AVAILABLE DATA:
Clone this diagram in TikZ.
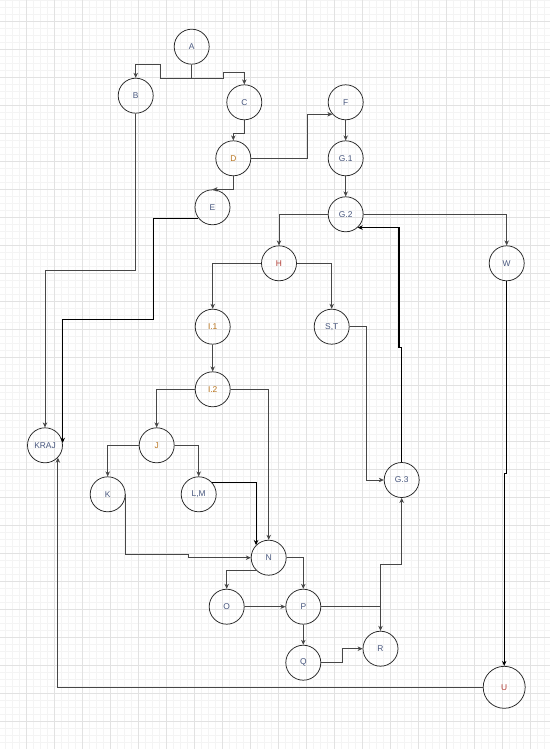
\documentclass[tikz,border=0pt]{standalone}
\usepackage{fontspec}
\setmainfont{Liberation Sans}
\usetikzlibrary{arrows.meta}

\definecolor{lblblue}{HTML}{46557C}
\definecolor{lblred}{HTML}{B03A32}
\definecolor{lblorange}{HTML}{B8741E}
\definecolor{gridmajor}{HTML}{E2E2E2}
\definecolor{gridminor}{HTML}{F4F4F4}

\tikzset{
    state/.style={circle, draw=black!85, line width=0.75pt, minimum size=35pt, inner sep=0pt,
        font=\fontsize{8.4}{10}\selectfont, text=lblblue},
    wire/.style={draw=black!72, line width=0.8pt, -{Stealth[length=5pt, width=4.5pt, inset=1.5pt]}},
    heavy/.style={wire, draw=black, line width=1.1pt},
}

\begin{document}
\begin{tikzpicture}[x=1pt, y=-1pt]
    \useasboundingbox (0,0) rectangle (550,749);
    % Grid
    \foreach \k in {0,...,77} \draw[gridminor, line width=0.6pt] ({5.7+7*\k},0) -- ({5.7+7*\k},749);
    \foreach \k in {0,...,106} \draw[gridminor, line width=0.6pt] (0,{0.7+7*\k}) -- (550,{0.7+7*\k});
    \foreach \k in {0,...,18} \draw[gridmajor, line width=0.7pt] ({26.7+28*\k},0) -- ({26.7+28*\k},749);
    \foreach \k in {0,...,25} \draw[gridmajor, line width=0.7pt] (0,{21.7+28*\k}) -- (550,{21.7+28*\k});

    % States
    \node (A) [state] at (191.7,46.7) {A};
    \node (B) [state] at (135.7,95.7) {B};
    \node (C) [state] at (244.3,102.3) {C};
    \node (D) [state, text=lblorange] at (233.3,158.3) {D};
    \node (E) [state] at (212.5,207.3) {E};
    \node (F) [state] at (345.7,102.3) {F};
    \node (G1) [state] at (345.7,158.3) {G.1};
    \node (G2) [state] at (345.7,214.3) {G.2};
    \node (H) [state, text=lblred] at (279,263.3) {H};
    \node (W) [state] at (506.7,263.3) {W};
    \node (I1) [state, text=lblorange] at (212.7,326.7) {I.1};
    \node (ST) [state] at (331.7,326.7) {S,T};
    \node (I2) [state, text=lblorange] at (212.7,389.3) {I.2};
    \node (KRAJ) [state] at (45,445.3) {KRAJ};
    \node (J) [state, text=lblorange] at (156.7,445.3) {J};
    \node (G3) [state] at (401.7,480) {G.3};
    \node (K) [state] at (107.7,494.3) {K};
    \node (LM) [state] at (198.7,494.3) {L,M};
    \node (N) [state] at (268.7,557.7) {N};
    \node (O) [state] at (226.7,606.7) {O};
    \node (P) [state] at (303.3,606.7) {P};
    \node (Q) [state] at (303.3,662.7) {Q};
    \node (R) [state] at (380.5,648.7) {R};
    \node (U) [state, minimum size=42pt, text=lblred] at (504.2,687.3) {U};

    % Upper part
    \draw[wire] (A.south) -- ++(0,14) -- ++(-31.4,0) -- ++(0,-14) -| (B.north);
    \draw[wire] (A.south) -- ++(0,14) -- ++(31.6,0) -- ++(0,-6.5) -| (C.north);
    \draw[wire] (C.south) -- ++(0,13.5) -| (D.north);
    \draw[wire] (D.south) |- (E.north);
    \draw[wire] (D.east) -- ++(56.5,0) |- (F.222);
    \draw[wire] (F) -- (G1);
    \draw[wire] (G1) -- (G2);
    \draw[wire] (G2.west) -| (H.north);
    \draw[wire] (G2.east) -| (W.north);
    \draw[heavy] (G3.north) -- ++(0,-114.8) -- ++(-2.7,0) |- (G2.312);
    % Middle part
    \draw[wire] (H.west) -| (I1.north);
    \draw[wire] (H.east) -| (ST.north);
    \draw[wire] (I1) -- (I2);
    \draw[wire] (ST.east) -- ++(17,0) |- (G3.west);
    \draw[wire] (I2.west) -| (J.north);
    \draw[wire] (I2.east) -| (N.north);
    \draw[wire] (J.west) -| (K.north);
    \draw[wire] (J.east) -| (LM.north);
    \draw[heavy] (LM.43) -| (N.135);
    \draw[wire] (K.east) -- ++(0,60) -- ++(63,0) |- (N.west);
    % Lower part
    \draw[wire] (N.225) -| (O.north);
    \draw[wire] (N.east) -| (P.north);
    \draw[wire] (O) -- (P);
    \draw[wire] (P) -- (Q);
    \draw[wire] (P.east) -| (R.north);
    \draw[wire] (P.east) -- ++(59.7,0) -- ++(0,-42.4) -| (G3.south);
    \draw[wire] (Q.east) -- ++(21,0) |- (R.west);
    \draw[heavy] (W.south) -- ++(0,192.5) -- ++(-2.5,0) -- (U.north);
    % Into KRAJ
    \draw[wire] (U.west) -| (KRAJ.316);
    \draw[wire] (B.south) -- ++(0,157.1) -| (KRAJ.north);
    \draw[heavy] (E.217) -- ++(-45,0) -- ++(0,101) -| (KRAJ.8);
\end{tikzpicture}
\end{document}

TASK BRIEF:
From the material above, copy everything exactly but the pictures.

COMPLETE RESPONSE:
Clone this diagram in TikZ.
\documentclass[tikz,border=0pt]{standalone}
\usepackage{fontspec}
\setmainfont{Liberation Sans}
\usetikzlibrary{arrows.meta}

\definecolor{lblblue}{HTML}{46557C}
\definecolor{lblred}{HTML}{B03A32}
\definecolor{lblorange}{HTML}{B8741E}
\definecolor{gridmajor}{HTML}{E2E2E2}
\definecolor{gridminor}{HTML}{F4F4F4}

\tikzset{
    state/.style={circle, draw=black!85, line width=0.75pt, minimum size=35pt, inner sep=0pt,
        font=\fontsize{8.4}{10}\selectfont, text=lblblue},
    wire/.style={draw=black!72, line width=0.8pt, -{Stealth[length=5pt, width=4.5pt, inset=1.5pt]}},
    heavy/.style={wire, draw=black, line width=1.1pt},
}

\begin{document}
\begin{tikzpicture}[x=1pt, y=-1pt]
    \useasboundingbox (0,0) rectangle (550,749);
    % Grid
    \foreach \k in {0,...,77} \draw[gridminor, line width=0.6pt] ({5.7+7*\k},0) -- ({5.7+7*\k},749);
    \foreach \k in {0,...,106} \draw[gridminor, line width=0.6pt] (0,{0.7+7*\k}) -- (550,{0.7+7*\k});
    \foreach \k in {0,...,18} \draw[gridmajor, line width=0.7pt] ({26.7+28*\k},0) -- ({26.7+28*\k},749);
    \foreach \k in {0,...,25} \draw[gridmajor, line width=0.7pt] (0,{21.7+28*\k}) -- (550,{21.7+28*\k});

    % States
    \node (A) [state] at (191.7,46.7) {A};
    \node (B) [state] at (135.7,95.7) {B};
    \node (C) [state] at (244.3,102.3) {C};
    \node (D) [state, text=lblorange] at (233.3,158.3) {D};
    \node (E) [state] at (212.5,207.3) {E};
    \node (F) [state] at (345.7,102.3) {F};
    \node (G1) [state] at (345.7,158.3) {G.1};
    \node (G2) [state] at (345.7,214.3) {G.2};
    \node (H) [state, text=lblred] at (279,263.3) {H};
    \node (W) [state] at (506.7,263.3) {W};
    \node (I1) [state, text=lblorange] at (212.7,326.7) {I.1};
    \node (ST) [state] at (331.7,326.7) {S,T};
    \node (I2) [state, text=lblorange] at (212.7,389.3) {I.2};
    \node (KRAJ) [state] at (45,445.3) {KRAJ};
    \node (J) [state, text=lblorange] at (156.7,445.3) {J};
    \node (G3) [state] at (401.7,480) {G.3};
    \node (K) [state] at (107.7,494.3) {K};
    \node (LM) [state] at (198.7,494.3) {L,M};
    \node (N) [state] at (268.7,557.7) {N};
    \node (O) [state] at (226.7,606.7) {O};
    \node (P) [state] at (303.3,606.7) {P};
    \node (Q) [state] at (303.3,662.7) {Q};
    \node (R) [state] at (380.5,648.7) {R};
    \node (U) [state, minimum size=42pt, text=lblred] at (504.2,687.3) {U};

    % Upper part
    \draw[wire] (A.south) -- ++(0,14) -- ++(-31.4,0) -- ++(0,-14) -| (B.north);
    \draw[wire] (A.south) -- ++(0,14) -- ++(31.6,0) -- ++(0,-6.5) -| (C.north);
    \draw[wire] (C.south) -- ++(0,13.5) -| (D.north);
    \draw[wire] (D.south) |- (E.north);
    \draw[wire] (D.east) -- ++(56.5,0) |- (F.222);
    \draw[wire] (F) -- (G1);
    \draw[wire] (G1) -- (G2);
    \draw[wire] (G2.west) -| (H.north);
    \draw[wire] (G2.east) -| (W.north);
    \draw[heavy] (G3.north) -- ++(0,-114.8) -- ++(-2.7,0) |- (G2.312);
    % Middle part
    \draw[wire] (H.west) -| (I1.north);
    \draw[wire] (H.east) -| (ST.north);
    \draw[wire] (I1) -- (I2);
    \draw[wire] (ST.east) -- ++(17,0) |- (G3.west);
    \draw[wire] (I2.west) -| (J.north);
    \draw[wire] (I2.east) -| (N.north);
    \draw[wire] (J.west) -| (K.north);
    \draw[wire] (J.east) -| (LM.north);
    \draw[heavy] (LM.43) -| (N.135);
    \draw[wire] (K.east) -- ++(0,60) -- ++(63,0) |- (N.west);
    % Lower part
    \draw[wire] (N.225) -| (O.north);
    \draw[wire] (N.east) -| (P.north);
    \draw[wire] (O) -- (P);
    \draw[wire] (P) -- (Q);
    \draw[wire] (P.east) -| (R.north);
    \draw[wire] (P.east) -- ++(59.7,0) -- ++(0,-42.4) -| (G3.south);
    \draw[wire] (Q.east) -- ++(21,0) |- (R.west);
    \draw[heavy] (W.south) -- ++(0,192.5) -- ++(-2.5,0) -- (U.north);
    % Into KRAJ
    \draw[wire] (U.west) -| (KRAJ.316);
    \draw[wire] (B.south) -- ++(0,157.1) -| (KRAJ.north);
    \draw[heavy] (E.217) -- ++(-45,0) -- ++(0,101) -| (KRAJ.8);
\end{tikzpicture}
\end{document}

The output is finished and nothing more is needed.